Set task >>
Starting at the line that contains "Reproduce this chart with matplotlib." and stopping at the line that contains "from matplotlib.transforms import", copy every line exactly, both ends included, without the pictures.

--- Begin ---

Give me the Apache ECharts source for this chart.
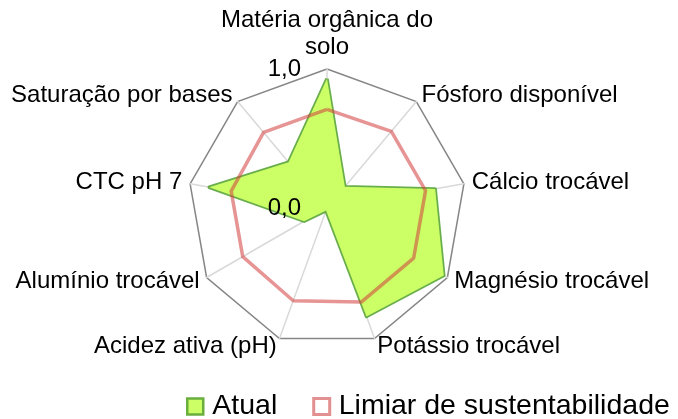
<!DOCTYPE html>
<html>
<head>
<meta charset="utf-8">
<script src="https://cdn.jsdelivr.net/npm/echarts@6/dist/echarts.min.js"></script>
<style>
html,body{margin:0;padding:0;background:#fff;}
#chart{width:678px;height:419px;}
</style>
</head>
<body>
<div id="chart"></div>
<script>
// Indicators listed clockwise starting from the top
const categories = [
  'Matéria orgânica do\nsolo',
  'Fósforo disponível',
  'Cálcio trocável',
  'Magnésio trocável',
  'Potássio trocável',
  'Acidez ativa (pH)',
  'Alumínio trocável',
  'CTC pH 7',
  'Saturação por bases'
];
const atual  = [0.93, 0.20, 0.79, 0.97, 0.83, 0.02, 0.19, 0.86, 0.43];
const limiar = [0.71, 0.72, 0.72, 0.72, 0.72, 0.71, 0.70, 0.70, 0.71];
const seriesNames = ['Atual', 'Limiar de sustentabilidade'];
const axisTicks = [0, 1];

// ECharts places radar indicators counter-clockwise; reorder to get clockwise layout
const order = [0].concat(categories.map((_, i) => i).slice(1).reverse());
const reorder = arr => order.map(i => arr[i]);

const FONT = '"Liberation Sans", Arial, sans-serif';
const chart = echarts.init(document.getElementById('chart'), null, {renderer: 'canvas'});
chart.setOption({
  animation: false,
  backgroundColor: '#ffffff',
  textStyle: {fontFamily: FONT},
  legend: {
    top: 392,
    left: 186,
    width: 600,
    padding: 0,
    itemWidth: 16,
    itemHeight: 16,
    itemGap: 35,
    icon: 'rect',
    textStyle: {fontSize: 28.5, color: '#000', fontFamily: FONT, padding: [0, 0, 0, 4]},
    data: [
      {name: seriesNames[0], itemStyle: {color: '#ccff66', borderColor: '#6aae3e', borderWidth: 2.5}},
      {name: seriesNames[1], itemStyle: {color: '#ffffff', borderColor: '#e39090', borderWidth: 3}}
    ]
  },
  radar: {
    center: [327, 208],
    radius: 139,
    startAngle: 90,
    shape: 'polygon',
    splitNumber: 1,
    indicator: reorder(categories).map(n => ({name: n, min: axisTicks[0], max: axisTicks[1]})),
    axisName: {color: '#000', fontSize: 24, fontFamily: FONT, lineHeight: 27},
    nameGap: 8,
    axisLine: {lineStyle: {color: '#d9d9d9', width: 1.5}},
    splitLine: {lineStyle: {color: '#868686', width: 1.5}},
    splitArea: {show: false},
    axisTick: {show: false},
    axisLabel: {show: false}
  },
  polar: {center: [327, 208], radius: 139},
  angleAxis: {show: false, startAngle: 90, min: 0, max: 360},
  radiusAxis: {
    min: axisTicks[0], max: axisTicks[1], interval: 1,
    z: 10,
    axisLine: {show: false},
    axisTick: {show: false},
    splitLine: {show: false},
    axisLabel: {
      show: true, fontSize: 24, color: '#000', fontFamily: FONT, margin: 26,
      formatter: v => v.toFixed(1).replace('.', ',')
    }
  },
  series: [
    {
      type: 'radar',
      symbol: 'none',
      z: 2,
      data: [
        {
          name: seriesNames[0],
          value: reorder(atual),
          lineStyle: {color: 'rgba(80,160,45,0.85)', width: 3.5},
          areaStyle: {color: '#ccff66', opacity: 1},
          itemStyle: {color: '#ccff66', borderColor: '#6aae3e'}
        }
      ]
    },
    {
      type: 'radar',
      symbol: 'none',
      z: 3,
      data: [
        {
          name: seriesNames[1],
          value: reorder(limiar),
          lineStyle: {color: 'rgba(210,60,60,0.55)', width: 3.5},
          itemStyle: {color: '#ffffff', borderColor: '#e39090'}
        }
      ]
    },
    {type: 'scatter', coordinateSystem: 'polar', data: [], silent: true}
  ]
});
</script>
</body>
</html>
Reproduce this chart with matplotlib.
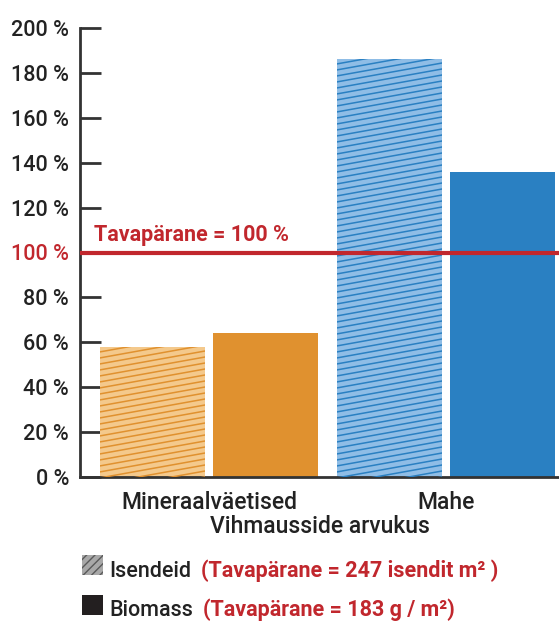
import numpy as np
import matplotlib
matplotlib.use("Agg")
import matplotlib.pyplot as plt
from matplotlib.patches import Rectangle
from matplotlib.transforms import IdentityTransform

plt.rcParams['font.family'] = ['Roboto', 'DejaVu Sans']
plt.rcParams['hatch.color'] = "#5a5a5a"

groups = ["Mineraalväetised", "Mahe"]
isendeid = [58, 186]   # % of conventional
biomass = [64, 136]
y_ticks = [0, 20, 40, 60, 80, 100, 120, 140, 160, 180, 200]
baseline = 100

light = ["#f4c98c", "#8fbde6"]
dark = ["#e0912f", "#2a80c2"]
red = "#c1272d"
axis_col = "#333333"
txt = "#222222"

fig = plt.figure(figsize=(5.59, 6.22), dpi=100)
ax = fig.add_axes([80 / 559, 145 / 622, 479 / 559, 449 / 622])

x = np.arange(len(groups))
w = 0.443
off = 0.238
b1 = ax.bar(x - off, isendeid, w, color=light, zorder=2)
b2 = ax.bar(x + off, biomass, w, color=dark, zorder=2)

ax.set_xlim(-0.544, 1.477)
ax.set_ylim(0, 200)

# shallow diagonal hatch lines clipped to the light bars
fig.canvas.draw()
for rect, col in zip(b1, dark):
    bb = rect.get_window_extent()
    step = 6.0
    slope = 0.18
    span = bb.width * slope
    y0 = bb.y0 - span
    while y0 < bb.y1:
        ln = ax.add_line(plt.Line2D([bb.x0, bb.x1], [y0, y0 + span],
                                    transform=IdentityTransform(),
                                    color=col, lw=1.1, zorder=3))
        ln.set_clip_path(rect)
        y0 += step

ax.axhline(baseline, color=red, lw=3, zorder=4)
ax.text(-0.485, baseline + 3, "Tavapärane = 100 %", color=red,
        fontsize=15.5, fontweight='semibold', va='bottom', ha='left', zorder=5)

for s in ["top", "right"]:
    ax.spines[s].set_visible(False)
for s in ["left", "bottom"]:
    ax.spines[s].set_color(axis_col)
    ax.spines[s].set_linewidth(2)

ax.set_yticks(y_ticks)
ax.set_yticklabels([f"{v} %" for v in y_ticks])
ax.tick_params(axis='y', direction='in', length=15, width=2, color=axis_col,
               labelsize=15.5, pad=8, labelcolor=txt)
for lbl, v in zip(ax.get_yticklabels(), y_ticks):
    lbl.set_fontweight('medium')
    if v == baseline:
        lbl.set_color(red)
ax.set_xticks(x)
ax.set_xticklabels(groups, fontweight='medium')
ax.tick_params(axis='x', length=0, labelsize=16.5, pad=10, labelcolor=txt)
ax.set_xlabel("Vihmausside arvukus", fontsize=16.5, fontweight='medium',
              color=txt, labelpad=1)

# legend below
fig.patches.append(Rectangle((82 / 559, 1 - 575 / 622), 21 / 559, 20 / 622,
                             transform=fig.transFigure, facecolor="#a8a8a8",
                             edgecolor="#5a5a5a", hatch="////", lw=0))
fig.patches.append(Rectangle((82 / 559, 1 - 615 / 622), 21 / 559, 20 / 622,
                             transform=fig.transFigure, facecolor="#231f20",
                             edgecolor="#231f20", lw=0))

rows = [("Isendeid", "(Tavapärane = 247 isendit m² )", 577),
        ("Biomass", "(Tavapärane = 183 g / m²)", 616)]
r = fig.canvas.get_renderer()
for black, redtxt, ypx in rows:
    t = fig.text(109 / 559, 1 - ypx / 622, black, fontsize=15.5,
                 fontweight='medium', color=txt, va='baseline')
    bb = t.get_window_extent(renderer=r)
    fig.text((bb.x1 + 10) / 559, 1 - ypx / 622, redtxt,
             fontsize=15.5, fontweight='semibold', color=red, va='baseline')

fig.savefig("out.png", dpi=100)
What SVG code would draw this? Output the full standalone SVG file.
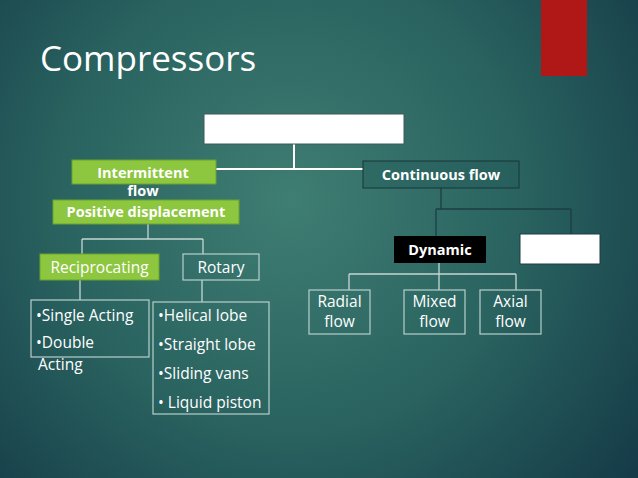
<svg xmlns="http://www.w3.org/2000/svg" width="638" height="478" viewBox="0 0 638 478">
<defs>
<radialGradient id="bg" cx="290" cy="200" r="470" gradientUnits="userSpaceOnUse">
<stop offset="0" stop-color="#3f7e73"/>
<stop offset="0.5" stop-color="#29625f"/>
<stop offset="1" stop-color="#123544"/>
</radialGradient>
<style>
.t{font-family:"Open Sans","Noto Sans",sans-serif;fill:#ffffff}
.b{font-weight:bold;font-size:14.5px}
.n{font-size:15.5px}
.g{fill:#8dc63f;stroke:#6aa32a;stroke-width:1}
.o{fill:none;stroke:#b7cfcc;stroke-width:1.2}
.c{fill:none;stroke:#c5d6d4;stroke-width:1.3}
</style>
</defs>
<rect width="638" height="478" fill="url(#bg)"/>
<rect x="541" y="0" width="46" height="76" fill="#b01818"/>
<text class="t" x="40" y="71" font-size="35" fill="#f0f4f4">Compressors</text>

<g id="connectors">
<path d="M294 144 V169 M216 169 H363" fill="none" stroke="#ffffff" stroke-width="2"/>
<path class="c" d="M148 224 V239 M82 239 H203 M82 239 V254 M203 239 V254"/>
<path class="c" d="M80 280 V300 M202 280 V302"/>
<path d="M441 188 V209 M436 209 H571 M436 209 V236 M571 209 V234" fill="none" stroke="#1c3e44" stroke-width="1.3"/>
<path class="c" d="M439 263 V274 M349 274 H516 M349 274 V290 M439 274 V290 M516 274 V290"/>
</g>

<g id="top"><rect x="204" y="114" width="200" height="30" fill="#ffffff" stroke="#3a5a5a" stroke-width="1"/></g>

<g id="intermittent">
<rect class="g" x="72" y="160" width="144" height="24"/>
<text class="t b" x="143" y="178" text-anchor="middle">Intermittent</text>
<text class="t b" x="143" y="196" text-anchor="middle">flow</text>
</g>
<g id="positive">
<rect class="g" x="53" y="200" width="186" height="24"/>
<text class="t b" x="146" y="217" text-anchor="middle">Positive displacement</text>
</g>
<g id="reciprocating">
<rect class="g" x="40" y="254" width="119" height="26"/>
<text class="t n" x="99.5" y="273" text-anchor="middle">Reciprocating</text>
</g>
<g id="rotary">
<rect class="o" x="183" y="254" width="76" height="26"/>
<text class="t n" x="221" y="273" text-anchor="middle">Rotary</text>
</g>
<g id="recip-list">
<rect class="o" x="31" y="300" width="118" height="57"/>
<text class="t n" x="36" y="321">•Single Acting</text>
<text class="t n" x="36" y="348">•Double</text>
<text class="t n" x="38" y="370">Acting</text>
</g>
<g id="rotary-list">
<rect class="o" x="153" y="302" width="116" height="112"/>
<text class="t n" x="158" y="321">•Helical lobe</text>
<text class="t n" x="158" y="350">•Straight lobe</text>
<text class="t n" x="158" y="379">•Sliding vans</text>
<text class="t n" x="158" y="408">• Liquid piston</text>
</g>
<g id="continuous">
<rect x="363" y="161" width="156" height="27" fill="#225a5a" fill-opacity="0.4" stroke="#173638" stroke-width="1"/>
<text class="t b" x="441" y="180" text-anchor="middle">Continuous flow</text>
</g>
<g id="dynamic">
<rect x="394" y="236" width="92" height="27" fill="#000000"/>
<text class="t b" x="440" y="255" text-anchor="middle">Dynamic</text>
</g>
<g id="blank"><rect x="520" y="234" width="80" height="30" fill="#ffffff" stroke="#1c3e44" stroke-width="1"/></g>
<g id="radial">
<rect class="o" x="309" y="290" width="61" height="44"/>
<text class="t n" x="339.5" y="307" text-anchor="middle">Radial</text>
<text class="t n" x="339.5" y="327" text-anchor="middle">flow</text>
</g>
<g id="mixed">
<rect class="o" x="404" y="290" width="61" height="44"/>
<text class="t n" x="434.5" y="307" text-anchor="middle">Mixed</text>
<text class="t n" x="434.5" y="327" text-anchor="middle">flow</text>
</g>
<g id="axial">
<rect class="o" x="480" y="290" width="61" height="44"/>
<text class="t n" x="510.5" y="307" text-anchor="middle">Axial</text>
<text class="t n" x="510.5" y="327" text-anchor="middle">flow</text>
</g>
</svg>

--- End ---

The response >>
Reproduce this chart with matplotlib.
import numpy as np
import matplotlib
matplotlib.use("Agg")
import matplotlib.pyplot as plt
from matplotlib.patches import Rectangle
from matplotlib.transforms import IdentityTransform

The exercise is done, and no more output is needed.